• **EXERCISE PROMPT**
In the lines below, how many hold the word "that"? Answer only with the number.

• **RECORDS TO PROCESS**
##############################
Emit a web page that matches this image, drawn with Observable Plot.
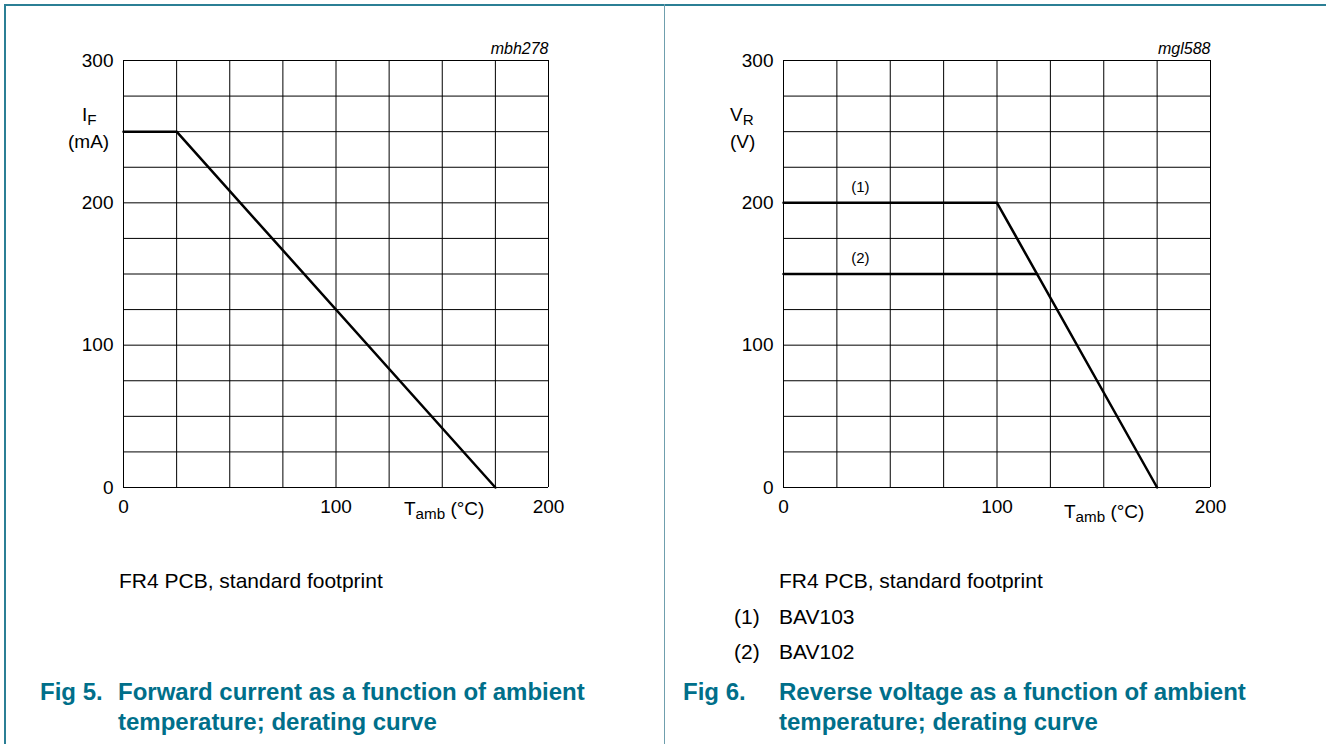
##############################
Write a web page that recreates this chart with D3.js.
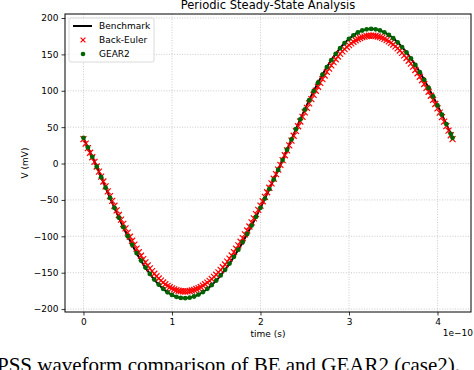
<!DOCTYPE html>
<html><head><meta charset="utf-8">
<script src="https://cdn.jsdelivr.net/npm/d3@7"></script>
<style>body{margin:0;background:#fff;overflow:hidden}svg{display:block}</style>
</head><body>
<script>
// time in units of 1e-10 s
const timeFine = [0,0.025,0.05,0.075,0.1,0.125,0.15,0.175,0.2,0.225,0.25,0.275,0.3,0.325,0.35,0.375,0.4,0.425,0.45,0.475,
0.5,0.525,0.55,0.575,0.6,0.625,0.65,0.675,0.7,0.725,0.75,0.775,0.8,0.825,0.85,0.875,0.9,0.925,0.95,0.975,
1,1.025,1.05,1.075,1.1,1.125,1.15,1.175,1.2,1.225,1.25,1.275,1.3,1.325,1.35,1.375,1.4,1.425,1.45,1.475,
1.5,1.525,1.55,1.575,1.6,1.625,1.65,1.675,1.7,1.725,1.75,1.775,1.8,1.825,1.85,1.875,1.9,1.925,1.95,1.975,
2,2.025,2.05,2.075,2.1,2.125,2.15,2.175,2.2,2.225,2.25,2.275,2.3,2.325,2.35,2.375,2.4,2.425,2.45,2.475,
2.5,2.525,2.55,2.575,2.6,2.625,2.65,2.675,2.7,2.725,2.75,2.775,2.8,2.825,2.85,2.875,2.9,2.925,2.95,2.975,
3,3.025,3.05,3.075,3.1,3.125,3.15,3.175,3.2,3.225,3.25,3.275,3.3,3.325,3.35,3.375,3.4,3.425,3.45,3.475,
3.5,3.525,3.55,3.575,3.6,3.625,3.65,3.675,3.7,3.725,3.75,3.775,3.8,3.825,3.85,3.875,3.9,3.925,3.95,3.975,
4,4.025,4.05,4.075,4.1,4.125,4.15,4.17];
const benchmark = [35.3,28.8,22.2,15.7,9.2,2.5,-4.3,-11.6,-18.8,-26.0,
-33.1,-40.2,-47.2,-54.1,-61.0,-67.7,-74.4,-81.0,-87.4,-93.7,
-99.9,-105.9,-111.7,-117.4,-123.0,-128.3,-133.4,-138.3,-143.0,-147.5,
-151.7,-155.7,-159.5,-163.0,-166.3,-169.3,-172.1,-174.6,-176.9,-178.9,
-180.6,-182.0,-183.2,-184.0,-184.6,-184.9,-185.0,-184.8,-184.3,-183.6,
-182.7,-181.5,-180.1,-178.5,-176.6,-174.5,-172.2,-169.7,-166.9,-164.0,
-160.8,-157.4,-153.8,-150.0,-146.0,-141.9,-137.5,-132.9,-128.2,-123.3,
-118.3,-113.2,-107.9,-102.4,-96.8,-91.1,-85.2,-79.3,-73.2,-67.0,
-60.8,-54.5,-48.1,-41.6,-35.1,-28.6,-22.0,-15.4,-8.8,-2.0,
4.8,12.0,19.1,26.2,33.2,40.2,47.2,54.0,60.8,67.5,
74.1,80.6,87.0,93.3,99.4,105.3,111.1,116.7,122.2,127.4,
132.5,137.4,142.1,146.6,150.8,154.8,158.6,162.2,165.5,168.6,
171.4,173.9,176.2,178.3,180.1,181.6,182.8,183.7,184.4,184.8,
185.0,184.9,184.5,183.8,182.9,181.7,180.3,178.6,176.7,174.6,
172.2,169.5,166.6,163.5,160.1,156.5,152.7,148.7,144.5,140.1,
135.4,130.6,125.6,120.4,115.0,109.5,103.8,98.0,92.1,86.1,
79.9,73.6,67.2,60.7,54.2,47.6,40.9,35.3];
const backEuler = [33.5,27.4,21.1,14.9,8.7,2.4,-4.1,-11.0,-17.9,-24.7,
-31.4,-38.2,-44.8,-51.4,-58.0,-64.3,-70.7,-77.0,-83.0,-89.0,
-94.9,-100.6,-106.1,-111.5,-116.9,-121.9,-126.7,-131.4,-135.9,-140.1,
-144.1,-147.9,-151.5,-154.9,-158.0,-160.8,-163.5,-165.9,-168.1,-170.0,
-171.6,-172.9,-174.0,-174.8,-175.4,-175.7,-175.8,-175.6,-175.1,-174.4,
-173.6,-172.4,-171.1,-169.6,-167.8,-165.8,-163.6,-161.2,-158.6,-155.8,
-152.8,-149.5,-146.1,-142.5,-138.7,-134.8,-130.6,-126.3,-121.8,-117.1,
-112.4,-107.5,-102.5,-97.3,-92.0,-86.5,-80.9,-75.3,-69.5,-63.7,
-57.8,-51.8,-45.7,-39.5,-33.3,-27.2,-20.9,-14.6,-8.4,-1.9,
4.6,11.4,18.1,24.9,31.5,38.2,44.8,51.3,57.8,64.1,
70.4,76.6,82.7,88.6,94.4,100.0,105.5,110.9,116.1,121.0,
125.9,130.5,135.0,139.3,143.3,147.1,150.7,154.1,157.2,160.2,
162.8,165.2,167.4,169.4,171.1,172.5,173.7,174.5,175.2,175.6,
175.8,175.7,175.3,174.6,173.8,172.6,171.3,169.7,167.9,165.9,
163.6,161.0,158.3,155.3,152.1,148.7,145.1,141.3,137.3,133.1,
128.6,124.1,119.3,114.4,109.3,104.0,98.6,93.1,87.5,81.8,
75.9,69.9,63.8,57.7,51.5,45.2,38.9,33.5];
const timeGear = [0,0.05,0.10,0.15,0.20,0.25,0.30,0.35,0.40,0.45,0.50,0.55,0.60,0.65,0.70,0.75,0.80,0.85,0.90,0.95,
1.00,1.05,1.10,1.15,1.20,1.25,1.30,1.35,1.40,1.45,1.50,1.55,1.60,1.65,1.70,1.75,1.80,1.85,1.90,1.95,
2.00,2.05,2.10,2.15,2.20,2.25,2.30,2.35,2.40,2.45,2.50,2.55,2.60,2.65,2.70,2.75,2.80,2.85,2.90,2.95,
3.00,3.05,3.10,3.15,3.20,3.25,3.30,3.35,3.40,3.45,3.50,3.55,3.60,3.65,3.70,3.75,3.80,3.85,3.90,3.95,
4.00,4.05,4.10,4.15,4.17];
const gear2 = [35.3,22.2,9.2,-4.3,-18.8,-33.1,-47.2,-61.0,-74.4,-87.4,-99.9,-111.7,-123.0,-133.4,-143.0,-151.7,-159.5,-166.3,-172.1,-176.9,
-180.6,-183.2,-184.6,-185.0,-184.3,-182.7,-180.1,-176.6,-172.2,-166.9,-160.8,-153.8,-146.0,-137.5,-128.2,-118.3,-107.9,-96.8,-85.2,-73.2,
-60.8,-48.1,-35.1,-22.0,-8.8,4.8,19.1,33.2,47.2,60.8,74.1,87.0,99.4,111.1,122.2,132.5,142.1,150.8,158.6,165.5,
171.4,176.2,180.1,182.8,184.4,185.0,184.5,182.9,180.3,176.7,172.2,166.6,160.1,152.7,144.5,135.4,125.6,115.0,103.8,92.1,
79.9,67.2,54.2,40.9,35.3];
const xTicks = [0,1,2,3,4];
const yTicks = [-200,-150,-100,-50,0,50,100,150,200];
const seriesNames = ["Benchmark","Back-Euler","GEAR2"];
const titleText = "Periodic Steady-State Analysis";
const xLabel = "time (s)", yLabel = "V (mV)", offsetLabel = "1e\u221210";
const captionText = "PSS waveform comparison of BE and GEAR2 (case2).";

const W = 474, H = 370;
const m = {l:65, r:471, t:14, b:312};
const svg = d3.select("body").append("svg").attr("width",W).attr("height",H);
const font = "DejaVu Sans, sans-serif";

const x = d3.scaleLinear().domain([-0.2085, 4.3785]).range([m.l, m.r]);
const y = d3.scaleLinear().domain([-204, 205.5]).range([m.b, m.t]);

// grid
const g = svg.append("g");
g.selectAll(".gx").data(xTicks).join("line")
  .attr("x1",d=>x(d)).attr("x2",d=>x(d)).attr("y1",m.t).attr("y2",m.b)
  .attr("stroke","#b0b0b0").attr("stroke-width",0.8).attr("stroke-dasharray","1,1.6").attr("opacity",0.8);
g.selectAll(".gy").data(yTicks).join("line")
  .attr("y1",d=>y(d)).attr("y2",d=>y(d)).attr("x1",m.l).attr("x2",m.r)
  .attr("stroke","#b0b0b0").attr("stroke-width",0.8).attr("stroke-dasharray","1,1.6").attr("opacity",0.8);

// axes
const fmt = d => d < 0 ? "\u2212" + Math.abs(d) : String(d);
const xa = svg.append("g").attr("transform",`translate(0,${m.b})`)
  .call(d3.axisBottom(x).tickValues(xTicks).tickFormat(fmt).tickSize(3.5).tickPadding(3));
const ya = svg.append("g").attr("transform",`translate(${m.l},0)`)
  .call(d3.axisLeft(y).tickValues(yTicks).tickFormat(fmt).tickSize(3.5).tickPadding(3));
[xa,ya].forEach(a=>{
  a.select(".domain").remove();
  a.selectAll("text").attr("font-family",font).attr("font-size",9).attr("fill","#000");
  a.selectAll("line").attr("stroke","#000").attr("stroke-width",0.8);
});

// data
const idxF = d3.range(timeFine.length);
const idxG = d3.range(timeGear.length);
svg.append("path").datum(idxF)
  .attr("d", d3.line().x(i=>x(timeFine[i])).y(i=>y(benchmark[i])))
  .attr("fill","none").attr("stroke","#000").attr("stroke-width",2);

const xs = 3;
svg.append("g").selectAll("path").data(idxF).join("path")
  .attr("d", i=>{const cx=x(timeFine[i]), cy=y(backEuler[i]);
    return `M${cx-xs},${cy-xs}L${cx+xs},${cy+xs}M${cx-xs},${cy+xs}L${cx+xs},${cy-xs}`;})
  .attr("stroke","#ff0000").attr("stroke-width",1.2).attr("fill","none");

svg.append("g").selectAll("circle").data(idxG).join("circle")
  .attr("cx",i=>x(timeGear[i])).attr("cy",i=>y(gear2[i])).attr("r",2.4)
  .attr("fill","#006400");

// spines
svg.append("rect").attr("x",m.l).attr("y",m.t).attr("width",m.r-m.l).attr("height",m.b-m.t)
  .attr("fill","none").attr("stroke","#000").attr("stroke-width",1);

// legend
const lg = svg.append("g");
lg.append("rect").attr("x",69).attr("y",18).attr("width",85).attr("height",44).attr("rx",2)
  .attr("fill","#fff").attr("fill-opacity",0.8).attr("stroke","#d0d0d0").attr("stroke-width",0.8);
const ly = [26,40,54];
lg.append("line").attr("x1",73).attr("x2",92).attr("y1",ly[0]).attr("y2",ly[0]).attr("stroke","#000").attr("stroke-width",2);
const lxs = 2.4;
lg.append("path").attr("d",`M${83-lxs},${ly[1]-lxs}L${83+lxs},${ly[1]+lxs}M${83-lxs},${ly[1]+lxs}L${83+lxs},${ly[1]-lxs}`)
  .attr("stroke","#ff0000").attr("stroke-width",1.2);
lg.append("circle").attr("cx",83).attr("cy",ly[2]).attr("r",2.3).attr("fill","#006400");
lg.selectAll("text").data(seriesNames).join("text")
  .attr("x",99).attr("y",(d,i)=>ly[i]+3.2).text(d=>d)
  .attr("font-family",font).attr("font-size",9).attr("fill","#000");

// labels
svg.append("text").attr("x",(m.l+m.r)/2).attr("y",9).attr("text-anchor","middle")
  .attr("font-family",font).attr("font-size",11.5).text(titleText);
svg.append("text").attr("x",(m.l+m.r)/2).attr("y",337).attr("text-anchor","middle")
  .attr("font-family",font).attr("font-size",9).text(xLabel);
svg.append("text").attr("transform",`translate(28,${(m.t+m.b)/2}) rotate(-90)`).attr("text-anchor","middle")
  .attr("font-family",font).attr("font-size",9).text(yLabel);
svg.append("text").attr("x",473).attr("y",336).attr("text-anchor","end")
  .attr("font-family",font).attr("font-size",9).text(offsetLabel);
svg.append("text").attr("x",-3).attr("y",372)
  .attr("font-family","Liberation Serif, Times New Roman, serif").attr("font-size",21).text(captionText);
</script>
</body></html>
##############################
• **RESULT**
2